専門ではないけれど、つくろうと決めて、すんなりつくれたんですね。

そうですね。以前から知り合いだったOrpheというスマートシューズをつくっているno new folk studioが、秋葉原のシェアオフィス「DMM.make AKIBA」に入居していて、快適な環境で試作品をつくっているのを見ていました。元々、ものをデザインすることはできたので、そこに入って勉強しながら試作品をつくり始めたんです。

Pyrenee

ドライバーの余所見を防ぐために、まずはできるだけ前方から視線を逸らさずに済む形状や機能が必須です。

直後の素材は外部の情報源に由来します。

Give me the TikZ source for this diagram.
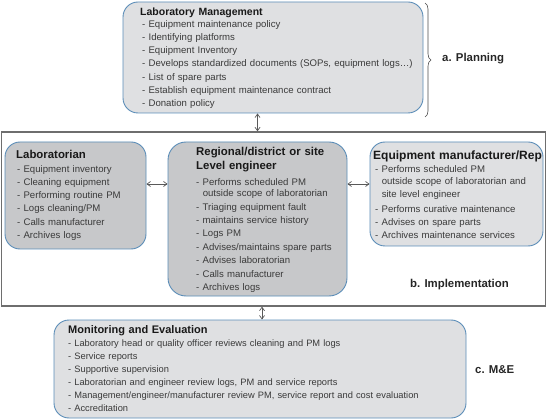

ナビだけではなく、ヘッドアップディスプレイに車速などを表示して、視線移動が少なくて済むようにしました。

幾ら運転中のスマートフォン利用を咎めても、やっぱり気になりますよね。なので、スマートフォンの画面も出るようになっています。走行時と停止時でできる操作はもちろん違います。

あとは必要な技術を持っているひとや、工場を開拓していきました。例えば、量産は中国の深圳市で行う予定なのですが、今、日本国内より、そちらの方が部品も技術も揃う上に、安上がりだということがあります。そういった知見も、これまでの経歴で持っていたので、動きたいと思った時に、すんなり動けたのだと思います。

「自分はこういうことをしたい」「こういったものをリリースしたい」と言っても、なかなか理解してもらえませんが、プロトタイプをつくる過程で必要なことが見えてきますし、できたものを見せれば、何がしたいのか、すぐに伝わります。

今では、危険予測をもっとスムーズにしたり、「Pyrenee Drive Screen」のデータを活用したりするために、某大手企業と技術提携をしようという話をはじめ、何社か興味を持ってもらった会社とも話をしはじめています。

現状はどんな体制で動いていらっしゃいますか?

現状メンバーは8名で、画像認識や回路設計などのエンジニアが主です。このDMM.Labで出会ったひとや、紹介を通じて、一緒にやりたいと言ってくれるひとたちです。まずは2016年にリリースして、販路を開拓し、普及させることが目標ですが、「Pyrenee Drive Screen」を皮切りに、例えば、防犯防災、ヘルスケアなど、人の命を守るディバイスをつくっていきたいと考えています。